Mon·day morn·ing quar·ter·back: “a person who passes judgment on and criticizes something after the event,” according to Oxford. Well, what I’d like to do here, as a Monday Morning Preacher, is simply review the event – which in this case is Pastor Albert Tate’s wonderful sermon at the fabulous Fellowship Monrovia Church. (I don’t even watch pro football anymore, and not just because my ex-team the New York Giants made it so painful for me for so long).
I have no judgment or criticism to offer about the sermon. Rather I have some thoughts, lots and lots of thoughts. And one thought is that others might be interested in these thoughts. Also, if you want to hear the original message, then go to Fellowship Monrovia’s site and listen for yourself. You’ll be glad you did, because this man preeeches!
So I hope these thoughts speak to a variety of people, no matter where upon the spiritual path – or which spiritual path – you might be on.
My Church is reviewing the idea of the sabbath right now, or as I always think about it, shabbat – because, you know, my Jewish past and the ways in which that observance is very much proscribed in Jewish tradition. Last week’s sermon was about stopping; this week we looked at resting. Pastor Tate used the term “cultural current,” as in we tend to be carried away by our cultural currents. I imagine us as attractive pieces of driftwood, just floating downstream. Resting is not a part of that current, so we need to grab hold of a spiritual branch, if you will, if we’d like to stay in one place for a minute. In the French language, the infinitive verb rester means to stay. As in, Je reste ici, I’m staying here. So to me, to rest is to stay. Kind of like when we demand that our dog – or kid – stay by our side on a walk.
So, some reasons offered yesterday for staying include the fact that we miss things when we “disobey.” Again, think of the dog and the kid; they will miss the treat (bribe) they would have received if only they had remained in place long enough. And, just as when a parent tells a child what to do, the sabbath is not a suggestion, according to Pastor Tate. We need to not take it as such. He argues that having six days “on” and one day “off” is actually a natural human rhythm. God started that rhythm after all.
But why did God rest, asks the Pastor. God rested because He was done working. Like He drew a line in the sand – or put a bow on it, or whatever visual helps you – and then said, I did what I planned to do. As in, “In the beginning God created the heavens and the earth” (Gen. 1:1). God’s like, That’s enough for now, I’m gonna chill. This is a model we are asked to follow: finish up your work and then rest – every week. Rest needs to become “more than a response to being tired,” exhorts Tate. “Work from rest, not for it,” he advises. The latter is so very American, isn’t it? Those of us who have traveled overseas know that not every other culture believes in powering though the day just so that one can get home – or to happy hour – and collapse. #siesta
But our culture does little to support or match that natural rhythm of six-on, one-off. We know we have things to do, and work gets in the way of those things, so we have to do more work, even after working. Yesterday we were encouraged to make a To-Be list as opposed to a To-Do list. Like, what will your self-assigned tasks help you be. That’s a hard one for me because I loooove my to-do lists. I feel oh-so productive as I make my way through them. I was raised that way, by an ex-Navy lieutenant who called the places you missed when waxing the car, “holidays.” So, I knew from an early age that holidays, rest, vacation, checking out – all that – was not good!
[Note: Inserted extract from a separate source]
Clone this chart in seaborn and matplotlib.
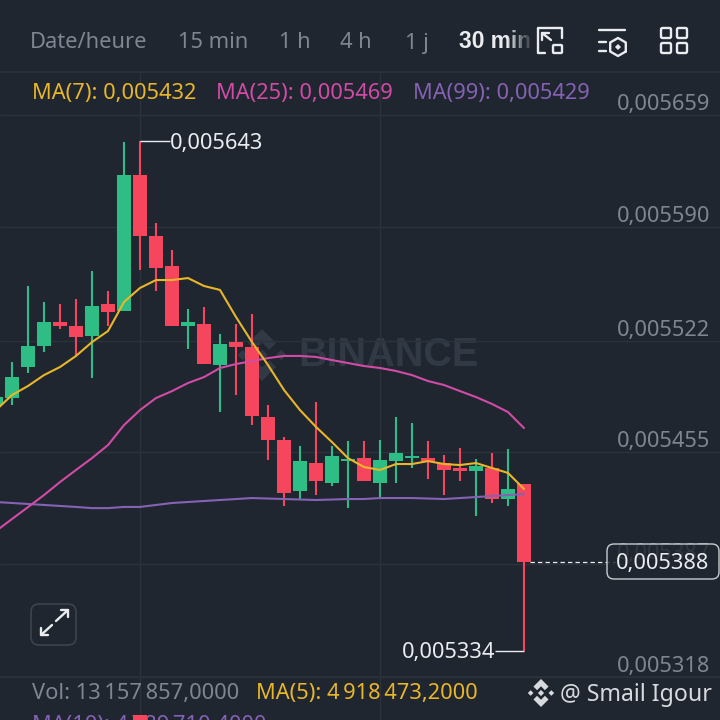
import numpy as np
import pandas as pd
import matplotlib
matplotlib.use("Agg")
import matplotlib.pyplot as plt
from matplotlib.patches import FancyBboxPatch, Polygon, Rectangle
import seaborn as sns

# prices are in millionths (0,005643 -> 5643)
open_ = [5483.3,5487.5,5506.3,5519.0,5533.6,5531.1,5525.1,5544.5,5540.2,5622.6,5585.7,5567.5,5531.1,5532.4,5507.5,5521.4,5518.4,5476.0,5462.1,5431.1,5448.1,5436.0,5449.3,5451.1,5436.0,5449.3,5451.1,5451.1,5448.1,5445.1,5443.3,5445.1,5426.3,5435.4]
high  = [5489.3,5509.3,5555.4,5545.7,5544.5,5547.5,5564.5,5552.3,5642.6,5643.2,5593.6,5577.2,5541.4,5542.6,5526.3,5532.4,5538.4,5483.3,5463.9,5458.4,5485.1,5458.4,5461.5,5461.5,5462.1,5476.0,5472.4,5461.5,5453.0,5457.2,5450.5,5454.2,5456.6,5435.4]
low   = [5482.0,5483.3,5502.7,5515.4,5529.3,5512.9,5499.6,5531.1,5540.2,5565.1,5552.3,5531.1,5517.2,5508.1,5479.0,5489.3,5471.1,5449.9,5422.1,5426.3,5428.7,5434.2,5420.8,5437.2,5426.9,5436.0,5445.1,5438.4,5428.7,5437.2,5416.0,5423.9,5422.1,5334.2]
close = [5488.1,5500.2,5519.0,5533.6,5531.1,5524.5,5543.3,5539.6,5622.6,5585.7,5566.3,5531.1,5533.6,5508.1,5520.2,5518.4,5476.6,5462.1,5430.0,5449.3,5437.2,5452.4,5450.5,5437.2,5449.9,5454.2,5452.4,5449.3,5443.9,5443.3,5446.3,5426.3,5432.4,5388.1]
ma7   = [5480.2,5489.3,5494.8,5501.4,5506.3,5513.0,5521.4,5528.1,5545.7,5554.2,5559.0,5559.0,5560.2,5555.4,5553.0,5536.6,5521.4,5507.5,5492.4,5480.2,5470.0,5460.8,5451.1,5445.7,5443.9,5447.5,5447.5,5449.3,5447.5,5446.9,5448.1,5445.1,5442.1,5432.4]
ma25  = [5406.9,5414.2,5421.4,5428.7,5436.6,5443.9,5451.1,5459.0,5471.1,5480.2,5487.5,5491.7,5496.6,5500.2,5505.7,5508.1,5509.9,5511.7,5513.0,5513.0,5512.4,5510.5,5508.7,5506.9,5505.7,5503.9,5501.4,5497.8,5495.4,5491.7,5488.1,5483.9,5479.0,5469.3]
ma99  = [5424.5,5423.9,5423.3,5422.7,5422.1,5421.5,5420.8,5420.8,5421.5,5421.5,5422.7,5423.9,5424.5,5425.1,5425.7,5426.3,5426.9,5426.6,5426.3,5426.0,5425.7,5426.0,5426.3,5426.3,5426.9,5426.9,5426.9,5426.6,5426.3,5426.9,5427.5,5428.1,5428.7,5429.3]
tick_values = [5659.0,5590.9,5522.3,5454.5,5386.8,5318.7]
tick_labels = ["0,005659","0,005590","0,005522","0,005455","0,005387","0,005318"]
intervals = ["Date/heure","15 min","1 h","4 h","1 j"]

BG="#1f2630"; GRID="#2b323c"; SEP="#2a313b"; GREEN="#2ebd85"; RED="#f6465d"
YEL="#e9b62a"; PINK="#d24ba6"; PUR="#8562b4"; GRAY="#7e8692"; WHITE="#eaecef"
FONT="Noto Sans"; FS=15.7

sns.set_theme(style="dark", rc={"axes.facecolor":"none","figure.facecolor":BG})
plt.rcParams["font.family"]=[FONT,"DejaVu Sans"]

df=pd.DataFrame(dict(i=np.arange(len(open_)),o=open_,h=high,l=low,c=close,m7=ma7,m25=ma25,m99=ma99))
df["col"]=np.where(df.c>=df.o,GREEN,RED)

fig=plt.figure(figsize=(7.2,7.2),dpi=100,facecolor=BG)
back=fig.add_axes([0,0,1,1],zorder=1); back.set_xlim(0,720); back.set_ylim(720,0); back.axis("off")
ax=fig.add_axes([0,0,1,1],zorder=2)
ui=fig.add_axes([0,0,1,1],zorder=3); ui.set_xlim(0,720); ui.set_ylim(720,0); ui.axis("off"); ui.patch.set_alpha(0)

def logo(a,cx,cy,r,color,z=1):
    shapes=[[(0,-.22),(.22,0),(0,.22),(-.22,0)],
            [(-.74,-.2),(-.54,0),(-.74,.2),(-.94,0)],
            [(.74,-.2),(.94,0),(.74,.2),(.54,0)],
            [(0,-1),(.54,-.46),(.28,-.2),(0,-.48),(-.28,-.2),(-.54,-.46)],
            [(0,1),(.54,.46),(.28,.2),(0,.48),(-.28,.2),(-.54,.46)]]
    for s in shapes:
        a.add_patch(Polygon([(cx+x*r,cy+y*r) for x,y in s],closed=True,fc=color,ec="none",zorder=z))

# watermark
logo(back,262,355,26,"#313944")
back.text(298,355,"BINANCE",color="#313944",fontsize=28.5,fontweight="bold",va="center",ha="left",family="Liberation Sans")

# candles
ax.vlines(df.i,df.l,df.h,colors=df.col,linewidth=1.5,zorder=3)
ax.bar(df.i,np.abs(df.c-df.o).clip(lower=0.8),bottom=np.minimum(df.o,df.c),width=14/16,color=df.col,linewidth=0,zorder=4)
# moving averages
for col,c in (("m99",PUR),("m25",PINK),("m7",YEL)):
    sns.lineplot(data=df,x="i",y=col,color=c,linewidth=1.5,ax=ax,legend=False,zorder=5,errorbar=None)

ax.set_xlim(0.25,45.25)
ax.set_ylim(5292.4,5728.69)
ax.set_xticks([9,24]); ax.set_xticklabels([])
ax.set_yticks(tick_values); ax.set_yticklabels(tick_labels)
ax.set_xlabel(""); ax.set_ylabel("")
ax.grid(True,color=GRID,linewidth=1.0,zorder=0)
for s in ax.spines.values(): s.set_visible(False)
ax.yaxis.tick_right()
ax.tick_params(axis="y",length=0,pad=-7,labelsize=FS,labelcolor=GRAY)
ax.tick_params(axis="x",length=0)
for t in ax.get_yticklabels():
    t.set_ha("right"); t.set_va("bottom"); t.set_zorder(6)

# high / low annotations
imax=int(np.argmax(high)); imin=int(np.argmin(low))
ax.hlines(high[imax],imax,imax+30/16,color=WHITE,lw=1,zorder=7)
ax.text(imax+30/16,high[imax]-1.3,"0,005643",color=WHITE,fontsize=FS,va="center",ha="left",zorder=7)
ax.hlines(low[imin],imin-29/16,imin,color=WHITE,lw=1,zorder=7)
ax.text(imin-29/16,low[imin]-1.0,"0,005334",color=WHITE,fontsize=FS,va="center",ha="right",zorder=7)
ax.plot([33.4,38.7],[close[-1]]*2,color=WHITE,lw=0.9,ls=(0,(3.5,2.5)),zorder=6)

# header band & separators
ui.add_patch(Rectangle((0,0),720,72,fc=BG,ec="none",zorder=1))
ui.plot([0,720],[72,72],color=SEP,lw=1.4,zorder=2)
ui.plot([0,720],[676.5,676.5],color=SEP,lw=1.4,zorder=2)

# header text
for txt,x in zip(intervals,[30,178,279,340,405]):
    ui.text(x,43,txt,color=GRAY,fontsize=FS,va="center",ha="left",zorder=3)
ui.text(459,42,"30 min",color=WHITE,fontsize=16.4,fontweight="bold",va="center",ha="left",zorder=3,family="Liberation Sans")
for k,xx in enumerate(np.arange(508,534,3)):
    ui.add_patch(Rectangle((xx,25),3,35,fc=BG,ec="none",alpha=min(1,0.12+0.11*k),zorder=4))

# MA legend row
for txt,x,c in (("MA(7): 0,005432",32,YEL),("MA(25): 0,005469",216,PINK),("MA(99): 0,005429",413,PUR)):
    ui.text(x,93,txt,color=c,fontsize=FS,va="center",ha="left",zorder=3)

# toolbar icons
W=dict(color=WHITE,lw=1.7,solid_capstyle="round",solid_joinstyle="round",zorder=5)
ui.plot([545,538,538,562,562],[53,53,28,28,38],**W)
ui.add_patch(FancyBboxPatch((553,45),9,8,boxstyle="round,pad=0,rounding_size=1",fc="none",ec=WHITE,lw=1.7,zorder=5))
ui.plot([551,542],[40,33],**W); ui.plot([542,542,549],[40,33,33],**W)
ui.plot([599,625],[30,30],**W); ui.plot([599,606],[42,42],**W); ui.plot([599,606],[51,51],**W)
th=np.deg2rad(np.arange(30,391,60))
ui.plot(618+9*np.cos(th),47+9*np.sin(th),**W)
ui.add_patch(Polygon([(618,44),(621,47),(618,50),(615,47)],fc=WHITE,ec="none",zorder=5))
for x0 in (661,677):
    for y0 in (28,43):
        ui.add_patch(FancyBboxPatch((x0,y0),10,10,boxstyle="round,pad=0,rounding_size=1.5",fc="none",ec=WHITE,lw=1.7,zorder=5))

# last price box
ui.add_patch(FancyBboxPatch((607,544),112,35,boxstyle="round,pad=0,rounding_size=7",fc=BG,alpha=0.82,ec="none",zorder=5))
ui.add_patch(FancyBboxPatch((607,544),112,35,boxstyle="round,pad=0,rounding_size=7",fc="none",ec="#c8ccd0",lw=1,zorder=6))
ui.text(663,564,"0,005388",color=WHITE,fontsize=FS,va="center",ha="center",zorder=7)

# expand button
ui.add_patch(FancyBboxPatch((31,604),45,41,boxstyle="round,pad=0,rounding_size=8",fc=BG,ec="#3b434e",lw=1.2,zorder=5))
ui.plot([56,68],[621,610],**W); ui.plot([61,68,68],[610,610,617],**W)
ui.plot([52,41],[625,635],**W); ui.plot([41,41,48],[628,635,635],**W)

# footer
ui.text(32,693,"Vol: 13\u2009157\u2009857,0000",color=GRAY,fontsize=FS,va="center",ha="left",zorder=3)
ui.text(256,693,"MA(5): 4\u2009918\u2009473,2000",color=YEL,fontsize=FS,va="center",ha="left",zorder=3)
ui.text(32,725,"MA(10): 4\u2009789\u2009710,4000",color=PUR,fontsize=FS,va="center",ha="left",zorder=3,clip_on=True)
ui.add_patch(Rectangle((133,715),14,6,fc=RED,ec="none",zorder=4))
logo(ui,541,693,14,"#d8dadd",z=5)
ui.text(560,695,"@ Smail Igour",color="#d8dadd",fontsize=16.6,va="center",ha="left",zorder=5)

fig.savefig("out.png",dpi=100,facecolor=BG)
The hardest part for some of us in this resting is that we might just find out that the world will go on without us. Whether we are telling our employer we can’t answer emails on the weekend, or a friend that we don’t go out Sunday nights, it might just be that our organization does not shut down, nor does our friend perish due to a night without us. But the biggest point of rest, in terms of spiritual growth, is to connect with God – a Higher Power for some folks. There we are faced with our thoughts and our feelings. We may even be asked to “give an account,” as Pastor says, reminding us that accounts come with a cost. (Which is why some of us shy away from being at rest in order to avoid paying that price of solitude).
For many Christians, we have to remind ourselves that we are worthy of approaching God (through prayer, reflection, what have you), because it’s not about what we have/haven’t done, it’s about God. We are mandated to surrender, which is actually a very strong position to take in the big picture. It’s a position of humility, and an acknowledgement that “we’ll have more to bring next week,” as Tate reminds us. We had better unload while we can before getting back on the to-do hamster wheel that our culture encourages in so very many ways. So, if possible, on Sunday – or another day that works better with your particular schedule – stay. “Be still, and know that I am God…” (Psalm 46:10). Or at least, for now, just try to be still.